══ Stored rows

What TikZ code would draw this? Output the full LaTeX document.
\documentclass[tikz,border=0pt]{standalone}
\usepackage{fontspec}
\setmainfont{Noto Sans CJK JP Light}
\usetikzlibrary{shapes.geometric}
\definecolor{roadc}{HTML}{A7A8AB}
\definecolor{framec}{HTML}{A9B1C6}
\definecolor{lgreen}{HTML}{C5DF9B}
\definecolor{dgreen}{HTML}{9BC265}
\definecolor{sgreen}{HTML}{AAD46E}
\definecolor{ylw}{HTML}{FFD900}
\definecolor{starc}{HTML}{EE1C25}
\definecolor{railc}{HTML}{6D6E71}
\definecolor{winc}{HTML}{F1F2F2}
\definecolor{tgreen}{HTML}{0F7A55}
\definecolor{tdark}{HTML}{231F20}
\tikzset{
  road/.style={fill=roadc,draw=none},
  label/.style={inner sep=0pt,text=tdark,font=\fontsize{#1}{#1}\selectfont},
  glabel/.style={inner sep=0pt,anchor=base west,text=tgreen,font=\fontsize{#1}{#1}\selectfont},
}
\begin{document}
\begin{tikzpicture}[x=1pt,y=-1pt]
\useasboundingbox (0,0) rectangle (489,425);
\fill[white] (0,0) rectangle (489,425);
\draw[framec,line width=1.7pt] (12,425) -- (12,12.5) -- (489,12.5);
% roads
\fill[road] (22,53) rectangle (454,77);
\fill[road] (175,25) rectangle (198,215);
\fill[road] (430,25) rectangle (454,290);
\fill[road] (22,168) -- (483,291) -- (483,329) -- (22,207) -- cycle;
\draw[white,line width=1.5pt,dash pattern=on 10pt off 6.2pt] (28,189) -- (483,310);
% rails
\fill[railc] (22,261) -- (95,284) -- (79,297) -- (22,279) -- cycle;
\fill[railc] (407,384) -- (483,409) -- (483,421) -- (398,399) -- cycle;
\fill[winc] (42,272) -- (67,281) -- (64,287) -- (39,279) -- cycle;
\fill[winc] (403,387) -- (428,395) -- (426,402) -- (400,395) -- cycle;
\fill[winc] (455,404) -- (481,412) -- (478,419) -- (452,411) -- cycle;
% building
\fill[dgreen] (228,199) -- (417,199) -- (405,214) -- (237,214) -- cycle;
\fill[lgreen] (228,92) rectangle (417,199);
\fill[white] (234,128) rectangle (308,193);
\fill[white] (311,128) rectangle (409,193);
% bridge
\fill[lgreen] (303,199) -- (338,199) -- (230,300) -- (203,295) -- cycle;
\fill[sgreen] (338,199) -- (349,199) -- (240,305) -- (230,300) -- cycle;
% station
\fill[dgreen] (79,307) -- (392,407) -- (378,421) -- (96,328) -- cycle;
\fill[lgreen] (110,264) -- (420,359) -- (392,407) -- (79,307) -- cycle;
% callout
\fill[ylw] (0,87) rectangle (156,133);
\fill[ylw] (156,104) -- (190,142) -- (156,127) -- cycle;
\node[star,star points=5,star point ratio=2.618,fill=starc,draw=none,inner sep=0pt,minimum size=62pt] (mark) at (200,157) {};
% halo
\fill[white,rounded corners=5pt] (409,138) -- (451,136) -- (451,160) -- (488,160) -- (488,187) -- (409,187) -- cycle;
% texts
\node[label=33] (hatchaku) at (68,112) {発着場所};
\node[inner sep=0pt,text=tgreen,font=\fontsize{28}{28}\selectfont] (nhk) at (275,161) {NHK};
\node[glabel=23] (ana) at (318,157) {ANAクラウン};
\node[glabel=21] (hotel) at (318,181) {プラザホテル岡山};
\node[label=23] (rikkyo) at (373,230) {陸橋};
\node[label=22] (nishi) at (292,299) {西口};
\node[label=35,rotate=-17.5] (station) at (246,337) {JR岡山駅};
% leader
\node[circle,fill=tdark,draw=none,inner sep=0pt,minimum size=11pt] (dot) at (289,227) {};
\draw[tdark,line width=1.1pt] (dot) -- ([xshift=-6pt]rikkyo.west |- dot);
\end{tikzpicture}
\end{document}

════
══ Stored rows

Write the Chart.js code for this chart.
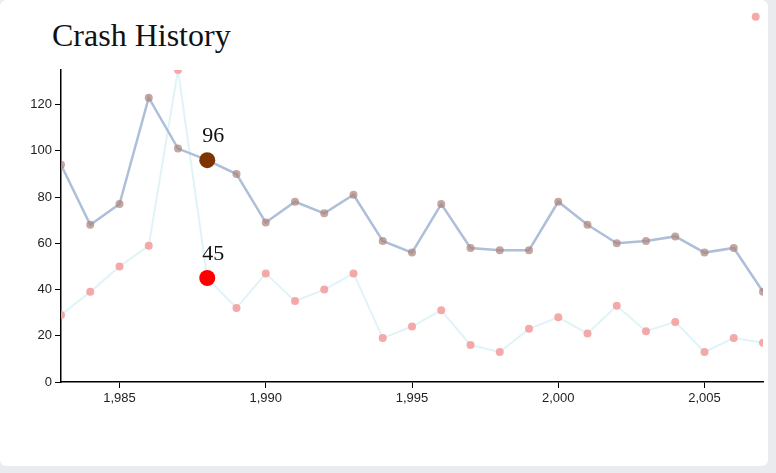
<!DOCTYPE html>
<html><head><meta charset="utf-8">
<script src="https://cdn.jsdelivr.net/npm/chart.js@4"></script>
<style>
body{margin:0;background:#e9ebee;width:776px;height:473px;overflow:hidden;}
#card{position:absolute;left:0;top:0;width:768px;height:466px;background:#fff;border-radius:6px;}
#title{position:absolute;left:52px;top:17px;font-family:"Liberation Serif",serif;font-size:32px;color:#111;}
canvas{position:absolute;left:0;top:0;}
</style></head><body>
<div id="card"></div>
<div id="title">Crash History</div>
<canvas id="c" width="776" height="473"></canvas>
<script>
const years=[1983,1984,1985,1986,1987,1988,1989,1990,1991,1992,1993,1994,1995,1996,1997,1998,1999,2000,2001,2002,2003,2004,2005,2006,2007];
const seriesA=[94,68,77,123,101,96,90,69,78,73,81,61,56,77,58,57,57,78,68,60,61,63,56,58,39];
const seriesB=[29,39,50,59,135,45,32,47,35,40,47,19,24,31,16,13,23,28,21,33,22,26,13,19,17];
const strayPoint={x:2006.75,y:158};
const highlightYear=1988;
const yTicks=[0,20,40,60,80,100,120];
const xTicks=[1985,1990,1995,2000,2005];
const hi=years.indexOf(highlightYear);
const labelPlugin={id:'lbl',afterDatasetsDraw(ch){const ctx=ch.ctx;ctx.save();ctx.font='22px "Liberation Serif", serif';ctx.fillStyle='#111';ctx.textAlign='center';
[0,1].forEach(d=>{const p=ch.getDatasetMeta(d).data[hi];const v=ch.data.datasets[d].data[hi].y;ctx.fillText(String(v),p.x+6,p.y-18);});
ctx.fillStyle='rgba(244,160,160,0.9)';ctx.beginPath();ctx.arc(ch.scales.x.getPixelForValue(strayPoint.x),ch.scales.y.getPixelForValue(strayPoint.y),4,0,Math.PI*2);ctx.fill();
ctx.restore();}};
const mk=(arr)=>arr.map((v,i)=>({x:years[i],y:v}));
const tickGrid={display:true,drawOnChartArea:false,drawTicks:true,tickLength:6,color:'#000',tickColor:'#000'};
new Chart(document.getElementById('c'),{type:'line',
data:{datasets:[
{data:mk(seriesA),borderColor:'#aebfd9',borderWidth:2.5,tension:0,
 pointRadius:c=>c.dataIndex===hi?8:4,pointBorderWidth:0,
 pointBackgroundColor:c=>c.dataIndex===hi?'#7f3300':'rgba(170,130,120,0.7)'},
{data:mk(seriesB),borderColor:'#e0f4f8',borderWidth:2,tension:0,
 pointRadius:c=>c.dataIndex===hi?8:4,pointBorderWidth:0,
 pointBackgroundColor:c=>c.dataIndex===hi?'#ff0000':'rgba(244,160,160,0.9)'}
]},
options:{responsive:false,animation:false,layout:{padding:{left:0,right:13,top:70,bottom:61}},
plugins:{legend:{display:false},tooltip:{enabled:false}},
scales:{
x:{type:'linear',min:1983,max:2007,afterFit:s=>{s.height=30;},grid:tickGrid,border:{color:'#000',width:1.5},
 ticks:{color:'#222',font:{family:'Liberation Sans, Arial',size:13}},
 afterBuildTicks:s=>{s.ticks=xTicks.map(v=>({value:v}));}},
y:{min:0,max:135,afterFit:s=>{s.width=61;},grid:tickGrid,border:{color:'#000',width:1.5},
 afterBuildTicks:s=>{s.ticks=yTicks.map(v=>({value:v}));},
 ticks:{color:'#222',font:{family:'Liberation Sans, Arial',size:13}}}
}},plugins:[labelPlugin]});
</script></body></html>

════
══ Stored rows

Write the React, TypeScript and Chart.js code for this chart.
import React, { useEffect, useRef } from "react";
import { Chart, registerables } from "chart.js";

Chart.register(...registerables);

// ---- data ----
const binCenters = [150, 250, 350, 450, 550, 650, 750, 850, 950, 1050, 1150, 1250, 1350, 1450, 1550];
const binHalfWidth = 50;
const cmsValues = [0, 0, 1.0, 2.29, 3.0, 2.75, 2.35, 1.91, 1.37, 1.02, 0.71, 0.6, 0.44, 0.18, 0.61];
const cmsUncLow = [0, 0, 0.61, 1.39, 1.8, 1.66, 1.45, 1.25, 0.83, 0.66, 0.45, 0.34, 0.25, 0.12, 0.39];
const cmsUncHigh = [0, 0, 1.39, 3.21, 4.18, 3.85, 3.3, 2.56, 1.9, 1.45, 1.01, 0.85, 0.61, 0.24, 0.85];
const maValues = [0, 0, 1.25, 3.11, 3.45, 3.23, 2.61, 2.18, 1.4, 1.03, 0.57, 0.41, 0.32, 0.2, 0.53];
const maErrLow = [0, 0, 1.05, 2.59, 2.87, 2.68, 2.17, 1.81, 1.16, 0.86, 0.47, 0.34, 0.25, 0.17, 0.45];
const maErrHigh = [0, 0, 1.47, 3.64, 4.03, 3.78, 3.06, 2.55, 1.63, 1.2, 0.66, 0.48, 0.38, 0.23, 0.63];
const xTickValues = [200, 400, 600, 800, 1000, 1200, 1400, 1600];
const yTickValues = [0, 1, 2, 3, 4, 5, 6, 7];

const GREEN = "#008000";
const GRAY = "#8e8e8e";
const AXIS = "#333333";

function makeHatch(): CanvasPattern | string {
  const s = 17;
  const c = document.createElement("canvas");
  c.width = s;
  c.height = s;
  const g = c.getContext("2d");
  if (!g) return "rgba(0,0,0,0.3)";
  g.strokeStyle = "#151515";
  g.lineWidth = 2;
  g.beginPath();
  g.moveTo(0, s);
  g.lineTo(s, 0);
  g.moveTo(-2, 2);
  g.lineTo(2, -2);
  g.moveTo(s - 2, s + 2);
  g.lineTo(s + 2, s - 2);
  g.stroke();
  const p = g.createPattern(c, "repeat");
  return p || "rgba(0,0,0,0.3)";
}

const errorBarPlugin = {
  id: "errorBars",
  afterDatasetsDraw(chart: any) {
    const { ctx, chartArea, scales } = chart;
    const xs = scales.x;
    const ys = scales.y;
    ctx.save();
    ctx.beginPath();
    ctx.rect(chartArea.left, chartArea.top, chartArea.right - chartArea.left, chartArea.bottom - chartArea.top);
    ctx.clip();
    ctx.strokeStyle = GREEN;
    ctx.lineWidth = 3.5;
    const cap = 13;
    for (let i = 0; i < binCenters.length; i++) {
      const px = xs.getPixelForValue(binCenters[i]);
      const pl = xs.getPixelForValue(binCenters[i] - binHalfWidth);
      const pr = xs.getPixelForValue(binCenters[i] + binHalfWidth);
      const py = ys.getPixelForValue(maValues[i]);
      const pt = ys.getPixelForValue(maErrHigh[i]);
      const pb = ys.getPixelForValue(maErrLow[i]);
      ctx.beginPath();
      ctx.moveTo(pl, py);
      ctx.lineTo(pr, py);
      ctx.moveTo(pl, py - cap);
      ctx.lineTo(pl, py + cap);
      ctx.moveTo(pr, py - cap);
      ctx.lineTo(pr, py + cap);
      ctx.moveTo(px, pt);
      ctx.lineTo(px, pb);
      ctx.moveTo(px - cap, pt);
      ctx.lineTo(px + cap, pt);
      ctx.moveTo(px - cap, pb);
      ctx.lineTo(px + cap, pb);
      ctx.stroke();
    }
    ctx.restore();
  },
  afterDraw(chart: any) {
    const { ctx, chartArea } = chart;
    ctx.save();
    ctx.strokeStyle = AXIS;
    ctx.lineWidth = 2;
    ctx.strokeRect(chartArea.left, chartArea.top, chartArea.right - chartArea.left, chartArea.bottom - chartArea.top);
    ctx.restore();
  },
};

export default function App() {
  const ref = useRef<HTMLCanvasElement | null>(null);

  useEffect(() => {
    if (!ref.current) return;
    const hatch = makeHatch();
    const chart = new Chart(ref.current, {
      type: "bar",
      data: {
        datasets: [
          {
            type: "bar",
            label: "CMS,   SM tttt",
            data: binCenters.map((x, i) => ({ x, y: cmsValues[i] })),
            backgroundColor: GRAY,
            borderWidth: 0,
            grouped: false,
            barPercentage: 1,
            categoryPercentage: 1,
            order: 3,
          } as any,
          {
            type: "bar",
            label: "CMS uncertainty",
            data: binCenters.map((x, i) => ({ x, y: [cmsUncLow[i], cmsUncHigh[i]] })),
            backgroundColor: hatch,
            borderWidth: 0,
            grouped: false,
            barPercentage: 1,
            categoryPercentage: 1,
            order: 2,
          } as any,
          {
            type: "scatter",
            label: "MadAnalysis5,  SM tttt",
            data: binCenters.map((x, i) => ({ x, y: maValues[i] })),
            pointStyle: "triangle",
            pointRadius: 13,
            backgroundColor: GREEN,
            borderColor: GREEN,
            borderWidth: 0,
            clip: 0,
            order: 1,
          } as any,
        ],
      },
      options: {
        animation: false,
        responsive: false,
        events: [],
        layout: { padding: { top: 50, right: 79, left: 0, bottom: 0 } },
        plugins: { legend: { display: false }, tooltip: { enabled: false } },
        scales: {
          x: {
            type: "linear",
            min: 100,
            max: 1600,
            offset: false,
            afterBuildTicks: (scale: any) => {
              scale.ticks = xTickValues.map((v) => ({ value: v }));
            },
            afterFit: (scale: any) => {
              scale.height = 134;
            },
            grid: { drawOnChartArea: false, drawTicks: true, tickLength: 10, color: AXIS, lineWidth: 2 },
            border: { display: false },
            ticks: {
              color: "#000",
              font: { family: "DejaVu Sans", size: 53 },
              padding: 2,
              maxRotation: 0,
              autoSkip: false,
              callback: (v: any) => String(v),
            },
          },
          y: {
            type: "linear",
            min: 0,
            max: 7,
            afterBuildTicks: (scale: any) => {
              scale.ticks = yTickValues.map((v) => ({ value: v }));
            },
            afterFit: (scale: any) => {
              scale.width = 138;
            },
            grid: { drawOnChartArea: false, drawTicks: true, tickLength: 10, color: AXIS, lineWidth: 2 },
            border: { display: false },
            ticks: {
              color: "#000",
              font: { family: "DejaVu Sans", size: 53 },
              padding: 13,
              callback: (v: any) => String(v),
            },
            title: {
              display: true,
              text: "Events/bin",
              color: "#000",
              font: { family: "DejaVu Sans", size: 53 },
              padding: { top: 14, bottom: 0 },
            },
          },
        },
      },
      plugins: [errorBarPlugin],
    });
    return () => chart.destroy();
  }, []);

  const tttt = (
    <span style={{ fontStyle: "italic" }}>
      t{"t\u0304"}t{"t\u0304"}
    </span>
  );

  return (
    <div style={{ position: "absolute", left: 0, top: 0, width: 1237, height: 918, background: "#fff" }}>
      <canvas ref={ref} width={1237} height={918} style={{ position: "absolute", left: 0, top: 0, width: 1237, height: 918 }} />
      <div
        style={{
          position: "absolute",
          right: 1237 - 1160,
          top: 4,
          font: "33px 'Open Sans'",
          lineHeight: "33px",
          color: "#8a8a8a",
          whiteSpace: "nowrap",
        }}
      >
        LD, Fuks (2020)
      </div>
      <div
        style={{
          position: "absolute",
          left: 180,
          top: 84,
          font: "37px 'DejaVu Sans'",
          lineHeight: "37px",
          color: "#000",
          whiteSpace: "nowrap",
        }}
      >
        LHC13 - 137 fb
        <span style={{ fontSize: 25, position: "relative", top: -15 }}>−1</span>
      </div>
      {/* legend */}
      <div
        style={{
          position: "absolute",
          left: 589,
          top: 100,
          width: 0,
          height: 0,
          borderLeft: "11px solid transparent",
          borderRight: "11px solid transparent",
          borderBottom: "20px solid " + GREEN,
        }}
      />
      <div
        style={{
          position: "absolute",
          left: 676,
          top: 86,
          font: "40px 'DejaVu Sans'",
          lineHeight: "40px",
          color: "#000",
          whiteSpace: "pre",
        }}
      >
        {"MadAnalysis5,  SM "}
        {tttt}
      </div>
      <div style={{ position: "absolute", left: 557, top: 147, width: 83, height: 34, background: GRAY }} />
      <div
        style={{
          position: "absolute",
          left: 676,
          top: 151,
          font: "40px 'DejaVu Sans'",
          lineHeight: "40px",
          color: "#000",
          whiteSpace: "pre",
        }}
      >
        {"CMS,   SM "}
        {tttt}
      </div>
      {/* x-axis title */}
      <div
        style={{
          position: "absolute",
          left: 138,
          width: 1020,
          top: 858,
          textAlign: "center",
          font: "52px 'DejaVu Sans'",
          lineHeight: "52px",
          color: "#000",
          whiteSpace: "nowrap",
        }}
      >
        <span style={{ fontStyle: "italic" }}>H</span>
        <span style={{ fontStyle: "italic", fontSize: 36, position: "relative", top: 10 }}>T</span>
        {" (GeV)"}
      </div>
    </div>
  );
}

════

• _Short task_: Your task is to output exactly the lines from the one with "Write the React, TypeScript" through the one with "Chart.register(...registerables);", counting both ends.

• _Written solution_:
Write the React, TypeScript and Chart.js code for this chart.
import React, { useEffect, useRef } from "react";
import { Chart, registerables } from "chart.js";

Chart.register(...registerables);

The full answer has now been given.